First, imagine we have a curvy function, $f(x) = e^{-x}$, and we want to draw a simple straight line to guess its values between 0 and 1. We pick two different points on the curve, say $(x_0, f(x_0))$ and $(x_1, f(x_1))$, and connect them with a line. We want to find the largest possible difference between our actual curve and this straight line guess, no matter which two points $x_0$ and $x_1$ we pick in the interval [0,1].

There's a cool math idea (it's from numerical analysis, which is super useful!) that tells us how big this "error" can be. It depends on two main things:

1. **How "curvy" the original function is:** If the function is very wiggly, a straight line won't follow it well. We measure this "curviness" using something called the second derivative. For $f(x)=e^{-x}$:
* The first derivative (which tells us how steep it is) is $f'(x) = -e^{-x}$.
* The second derivative (which tells us about its bend or "curviness") is $f''(x) = e^{-x}$.
We need to find the biggest value of $e^{-x}$ when $x$ is between 0 and 1. Since $e^{-x}$ gets smaller as $x$ gets bigger:
* When $x=0$, $e^{-0} = 1$.
* When $x=1$, $e^{-1} = 1/e$ (which is about 0.368).
So, the biggest "curviness" value we can have in this interval is $1$.

2. **How far apart the points $x_0$, $x_1$, and the point $x$ we're interested in are:** This is captured by the term $(x-x_0)(x-x_1)$. We need to find the largest possible value of this product when $x$, $x_0$, and $x_1$ are all somewhere between 0 and 1.
Let's think about this like a parabola. The expression $(x-x_0)(x-x_1)$ is a parabola that crosses the x-axis at $x_0$ and $x_1$.
* If $x$ is *between* $x_0$ and $x_1$, the parabola goes below the x-axis. The biggest "dip" (in absolute value) happens when $x_0=0$ and $x_1=1$, and $x=0.5$. In this case, $|(0.5-0)(0.5-1)| = |0.5 \times -0.5| = 0.25$.

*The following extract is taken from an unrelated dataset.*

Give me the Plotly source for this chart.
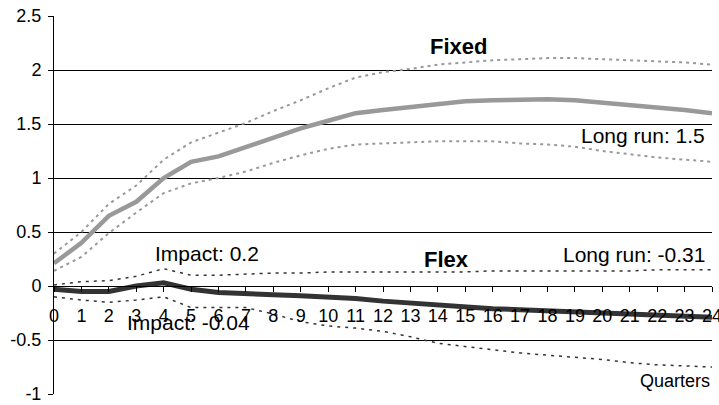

* What if $x$ is *outside* $x_0$ and $x_1$? For example, if $x_0$ and $x_1$ are very, very close to each other and near one end of the interval, say $x_0 = 0.001$ and $x_1 = 0.002$. The expression is $(x-0.001)(x-0.002)$. If we pick $x$ at the *other* end of the interval, like $x=1$:
$(1-0.001)(1-0.002) = (0.999)(0.998) = 0.997002$.

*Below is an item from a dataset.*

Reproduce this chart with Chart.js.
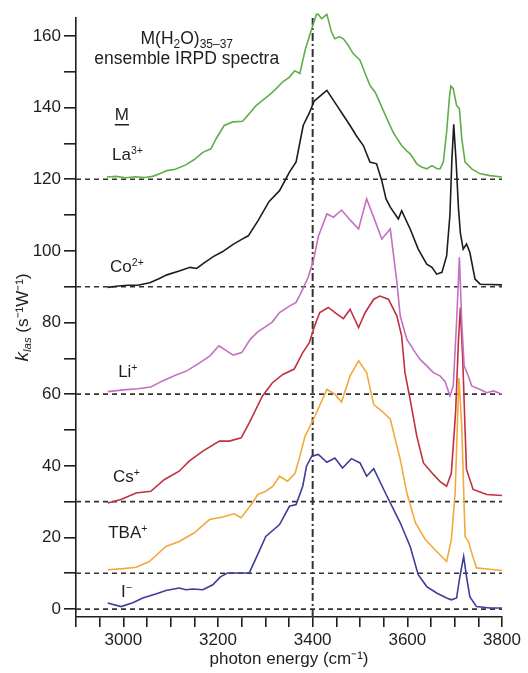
<!DOCTYPE html>
<html><head><meta charset="utf-8">
<script src="https://cdn.jsdelivr.net/npm/chart.js@4"></script>
<style>html,body{margin:0;padding:0;background:#fff}#wrap{width:528px;height:673px}</style>
</head><body><div id="wrap"><canvas id="c" width="528" height="673"></canvas></div>
<script>
// ---- data ----
const laX = [2965,2985,3005,3025,3045,3062,3078,3092,3110,3132,3150,3168,3185,3196,3213,3231,3252,3266,3280,3294,3308,3323,3337,3351,3362,3373,3384,3398,3408,3412,3419,3430,3440,3447,3456,3465,3475,3486,3500,3511,3521,3532,3540,3549,3560,3570,3580,3588,3598,3606,3620,3630,3641,3652,3662,3669,3676,3683,3689,3692,3697,3704,3710,3715,3722,3736,3754,3775,3800];
const laY = [120.6,120.8,120.4,120.7,120.5,120.8,121.6,122.4,122.8,124.0,125.5,127.5,128.5,131.3,135,136,136.2,138.3,140.5,142,143.5,145.3,147.2,148.5,150.3,149.5,156,162,166,166,164.8,166,161,159.2,159.8,159.2,157.4,155,153.2,149.5,146.2,144.3,142,139.2,136,133.1,131,129.4,128,127.1,124.3,123.4,122.9,123.8,123,122.9,124.8,133.1,143,146,145.3,140.6,139.7,131.3,124.8,122.9,121.5,121,120.6];

const coX = [2967,2990,3010,3030,3056,3075,3092,3118,3141,3155,3170,3190,3210,3232,3250,3264,3285,3308,3330,3351,3365,3380,3393,3403,3418,3430,3451,3465,3479,3493,3507,3521,3535,3546,3555,3564,3581,3588,3606,3623,3641,3652,3662,3673,3683,3690,3694,3698,3703,3708,3712,3718,3725,3732,3743,3754,3775,3800];
const coY = [89.8,90.2,90.4,90.4,91.1,92.2,93.3,94.4,95.4,95.1,96.6,98.4,99.8,101.8,103.2,104.2,108.5,113.8,116.8,122,124.8,135,138.5,141.8,143.5,144.8,140.6,137.8,135,132,129.4,124.8,124.3,119.6,114.5,112.2,108.9,111.2,106.1,100.5,96.3,95.4,93.5,94,98.6,110,125,135.3,125,112,105,100.5,101.9,99.6,92.1,90.7,90.6,90.5];

const liX = [2967,3000,3030,3058,3083,3110,3134,3162,3183,3202,3232,3250,3268,3284,3300,3315,3330,3350,3365,3379,3390,3401,3412,3430,3444,3461,3480,3497,3514,3530,3546,3564,3578,3585,3599,3617,3627,3641,3655,3669,3680,3690,3697,3704,3710,3715,3720,3729,3736,3754,3768,3782,3800];
const liY = [60.7,61.2,61.5,62,63.7,65.3,66.5,68.8,70.7,73.5,70.9,71.6,75.3,77.4,78.8,80.2,82.8,84.5,85.6,89.3,92.5,97,104,110.3,109.4,111.4,108.5,106.1,114.5,109,103.3,106.1,91.2,81.8,75.3,71.6,69.7,67.9,66,65.1,63.5,59.5,62.3,80,98.2,80,68,65,62.3,61.3,60.4,60.9,60];

const csX = [2967,2995,3027,3058,3087,3118,3139,3168,3203,3224,3249,3266,3294,3315,3337,3361,3379,3393,3404,3415,3433,3450,3465,3479,3497,3511,3529,3542,3560,3578,3588,3595,3606,3620,3634,3655,3670,3683,3693,3702,3708,3712,3717,3722,3725,3739,3768,3800];
const csY = [29.6,30.6,32.4,32.9,36.2,38.5,41.3,44.1,46.9,46.9,47.8,52,59.5,63.2,65.5,67,71.6,74.4,79,82.8,84.2,82.5,81.1,83.7,78.6,82.8,86.5,87.4,86.5,81.8,76.2,66,58.5,48.3,40.8,37.6,35.5,34.3,38,55,75,84.2,70,50,39,33.4,32,31.7];

const tbaX = [2967,3000,3027,3055,3090,3118,3150,3182,3210,3234,3249,3273,3284,3301,3316,3330,3347,3363,3373,3384,3405,3430,3447,3461,3479,3497,3514,3529,3546,3564,3585,3599,3617,3638,3662,3683,3693,3701,3709,3715,3722,3729,3736,3746,3768,3800];
const tbaY = [11,11.3,11.7,13.3,17.5,18.9,21.3,25,25.7,26.6,25.5,29.7,32,32.9,34.3,37.1,35.7,38,42.7,48.3,53.9,61.3,60,57.8,65.1,69.3,66,57.1,55.3,53,41.8,32.4,24.1,19.4,16.1,13.3,19.4,32.4,64.5,51,20.3,18.9,15.7,11.5,11.2,10.8];

const iX = [2967,2995,3020,3041,3070,3090,3118,3132,3147,3168,3189,3205,3220,3266,3283,3301,3330,3351,3365,3379,3387,3398,3412,3430,3447,3463,3482,3500,3514,3529,3557,3585,3606,3623,3641,3662,3683,3693,3704,3711,3719,3725,3732,3746,3775,3800];
const iY = [1.7,0.7,1.8,3.1,4.3,5.2,5.9,5.4,5.6,5.4,6.8,9,10.1,10.1,15,20.3,23.6,28.7,29.2,34.3,39.9,42.7,43.2,41,42.2,39.4,42,40.8,37.1,39.2,31.5,24.1,17.5,9.6,6.3,4.5,3.1,2.6,3.1,9.1,14.7,9.1,3.5,0.7,0.3,0.3];

const baselines = [0, 10, 30, 60, 90, 120];
const markerX = 3400;
const xTicks = [2900,2950,3000,3050,3100,3150,3200,3250,3300,3350,3400,3450,3500,3550,3600,3650,3700,3750,3800];
const xTickLabels = [3000, 3200, 3400, 3600, 3800];
const yTicks = [0,10,20,30,40,50,60,70,80,90,100,110,120,130,140,150,160];
const yTickLabels = [0,20,40,60,80,100,120,140,160];
const xRange = [2900, 3800];
const yRange = [-2.2, 165];

// ---- styling ----
const FONT = "'Liberation Sans', Arial, Helvetica, sans-serif";
const INK = '#1e1e1e';
const series = [
  {name:'La³⁺', x:laX, y:laY, color:'#62ad4a'},
  {name:'Co²⁺', x:coX, y:coY, color:'#1c1c1c'},
  {name:'Li⁺',  x:liX, y:liY, color:'#c470c0'},
  {name:'Cs⁺',  x:csX, y:csY, color:'#c0303f'},
  {name:'TBA⁺', x:tbaX, y:tbaY, color:'#f2a93b'},
  {name:'I⁻',   x:iX, y:iY, color:'#3d3d99'}
];

const datasets = [];
series.forEach(s => {
  datasets.push({
    label: s.name,
    data: s.x.map((v, i) => ({x: v, y: s.y[i]})),
    borderColor: s.color, borderWidth: 1.6, pointRadius: 0, tension: 0,
    fill: false, clip: 6
  });
});
baselines.forEach(b => {
  datasets.push({
    label: 'baseline ' + b,
    data: [{x: xRange[0], y: b}, {x: xRange[1], y: b}],
    borderColor: '#333', borderWidth: 1.6, borderDash: [5, 4], pointRadius: 0, fill: false
  });
});
datasets.push({
  label: 'marker',
  data: [{x: markerX, y: yRange[0]}, {x: markerX, y: yRange[1]}],
  borderColor: '#333', borderWidth: 2, borderDash: [8, 3, 2, 3], pointRadius: 0, fill: false
});

// annotation text (positions in data units)
const annotations = [
  {x:3134, y:157.8, align:'center', parts:[['M(H',17.5],['2',12,4],['O)',17.5],['35–37',12,4]]},
  {x:3134, y:152.2, align:'center', parts:[['ensemble IRPD spectra',17.5]]},
  {x:2982, y:136.6, align:'left', parts:[['M',17]], underline:true},
  {x:2976, y:125.4, align:'left', parts:[['La',17],['3+',10.5,-6]]},
  {x:2972, y:94.1, align:'left', parts:[['Co',17],['2+',10.5,-6]]},
  {x:2989, y:64.7, align:'left', parts:[['Li',17],['+',10.5,-6]]},
  {x:2978, y:35.6, align:'left', parts:[['Cs',17],['+',10.5,-6]]},
  {x:2968, y:19.9, align:'left', parts:[['TBA',17],['+',10.5,-6]]},
  {x:2995, y:3.4, align:'left', parts:[['I',17],['−',10.5,-6]]}
];

function drawRich(ctx, parts, x, y, align) {
  let w = 0;
  const m = parts.map(p => {
    ctx.font = (p[3] || '') + ' ' + p[1] + 'px ' + FONT;
    const pw = ctx.measureText(p[0]).width; w += pw; return pw;
  });
  let cx = align === 'center' ? x - w / 2 : x;
  const left = cx;
  parts.forEach((p, i) => {
    ctx.font = (p[3] || '') + ' ' + p[1] + 'px ' + FONT;
    ctx.fillText(p[0], cx, y + (p[2] || 0));
    cx += m[i];
  });
  return {left, width: w};
}

const textPlugin = {
  id: 'texts',
  afterDraw(chart) {
    const ctx = chart.ctx, xs = chart.scales.x, ys = chart.scales.y;
    ctx.save();
    ctx.fillStyle = INK; ctx.textBaseline = 'alphabetic'; ctx.textAlign = 'left';
    annotations.forEach(a => {
      const px = xs.getPixelForValue(a.x), py = ys.getPixelForValue(a.y);
      const r = drawRich(ctx, a.parts, px, py, a.align);
      if (a.underline) {
        ctx.strokeStyle = INK; ctx.lineWidth = 1.5;
        ctx.beginPath(); ctx.moveTo(r.left, py + 5); ctx.lineTo(r.left + r.width, py + 5); ctx.stroke();
      }
    });
    // y-axis title
    const cy = (chart.chartArea.top + chart.chartArea.bottom) / 2;
    ctx.translate(28, cy);
    ctx.rotate(-Math.PI / 2);
    drawRich(ctx, [['k',19,0,'italic'],['las',11.5,3,'italic'],[' (s⁻¹W⁻¹)',17]], 0, 0, 'center');
    ctx.restore();
  }
};

new Chart(document.getElementById('c'), {
  type: 'line',
  data: {datasets},
  plugins: [textPlugin],
  options: {
    responsive: false, animation: false,
    layout: {padding: {left: 0, right: 26, top: 18, bottom: 0}},
    plugins: {legend: {display: false}, tooltip: {enabled: false}},
    scales: {
      x: {
        type: 'linear', min: xRange[0], max: xRange[1],
        afterBuildTicks: s => { s.ticks = xTicks.map(v => ({value: v})); },
        afterFit: s => { s.height = 56; },
        ticks: {autoSkip: false, maxRotation: 0, padding: 3, color: INK,
          font: {family: FONT, size: 17},
          callback: v => xTickLabels.includes(v) ? String(v) : ''},
        grid: {drawOnChartArea: false, drawTicks: true, tickLength: 10, color: INK, lineWidth: 1.6},
        border: {display: true, color: INK, width: 1.6},
        title: {display: true, text: 'photon energy (cm⁻¹)', color: INK,
          font: {family: FONT, size: 17}, padding: {top: 0, bottom: 3}}
      },
      y: {
        type: 'linear', min: yRange[0], max: yRange[1],
        afterBuildTicks: s => { s.ticks = yTicks.map(v => ({value: v})); },
        afterFit: s => { s.width = 76; },
        ticks: {autoSkip: false, padding: 3, color: INK,
          font: {family: FONT, size: 17},
          callback: v => yTickLabels.includes(v) ? String(v) : ''},
        grid: {drawOnChartArea: false, drawTicks: true, tickLength: 12, color: INK, lineWidth: 1.6},
        border: {display: true, color: INK, width: 1.6}
      }
    }
  }
});
</script>
</body></html>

This value is very close to 1! We can make it as close to 1 as we want by picking $x_0$ and $x_1$ even closer to each other and to the end of the interval (either 0 or 1). So, the largest possible value for $|(x-x_0)(x-x_1)|$ is $1$.

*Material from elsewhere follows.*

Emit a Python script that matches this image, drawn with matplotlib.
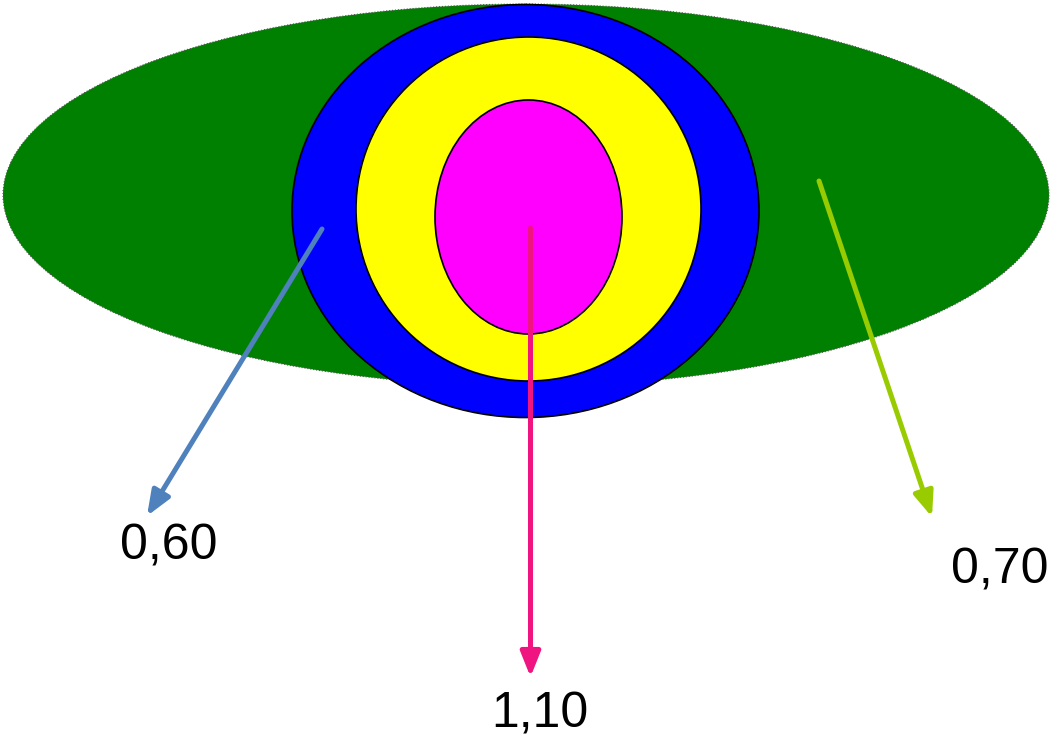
import matplotlib.pyplot as plt
from matplotlib.patches import Ellipse

# nested ellipses, outer to inner: (center x, center y, width, height)
layer_names = ['outer', 'ring', 'middle', 'core']
layer_colors = ['#008000', '#0000ff', '#ffff00', '#ff00ff']
layer_boxes = [(526, 195, 1046, 382),
               (525.5, 211, 467, 413),
               (528.5, 209, 345, 344),
               (528.5, 217, 187, 234)]

# labelled values with their arrows
values = [0.60, 1.10, 0.70]
arrow_colors = ['#4f81bd', '#f01480', '#99cc00']
arrow_starts = [(322, 229), (530.5, 228), (819, 181)]
arrow_ends = [(147, 516), (530.5, 677), (932, 517)]
label_pos = [(169, 546), (540, 714), (1000, 571)]

fig = plt.figure(figsize=(10.56, 7.41), dpi=100)
ax = fig.add_axes([0, 0, 1, 1])
ax.set_xlim(0, 1056)
ax.set_ylim(741, 0)
ax.axis('off')

for i, (cx, cy, w, h) in enumerate(layer_boxes):
    if i == 0:
        e = Ellipse((cx, cy), w, h, facecolor=layer_colors[i],
                    edgecolor='#555555', lw=0.8, linestyle=':')
    else:
        e = Ellipse((cx, cy), w, h, facecolor=layer_colors[i],
                    edgecolor='black', lw=1.2)
    ax.add_patch(e)

for v, c, s, t, p in zip(values, arrow_colors, arrow_starts, arrow_ends, label_pos):
    ax.annotate('', xy=t, xytext=s,
                arrowprops=dict(arrowstyle='-|>,head_length=1.5,head_width=0.6',
                                color=c, lw=3.6, shrinkA=0, shrinkB=0))
    ax.text(p[0], p[1], f'{v:.2f}'.replace('.', ','), fontsize=36,
            family='Liberation Sans', ha='center', va='center')

plt.savefig('out.png', dpi=100)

Now, putting it all together! The formula for the maximum error in linear interpolation is:
Maximum Error $= \frac{1}{2!} \times (\text{Maximum "curviness" of } f(x)) \times (\text{Maximum value of } |(x-x_0)(x-x_1)|)$
In our case, $2! = 2 \times 1 = 2$.
So, the maximum error is $\frac{1}{2} \times 1 \times 1 = \frac{1}{2}$.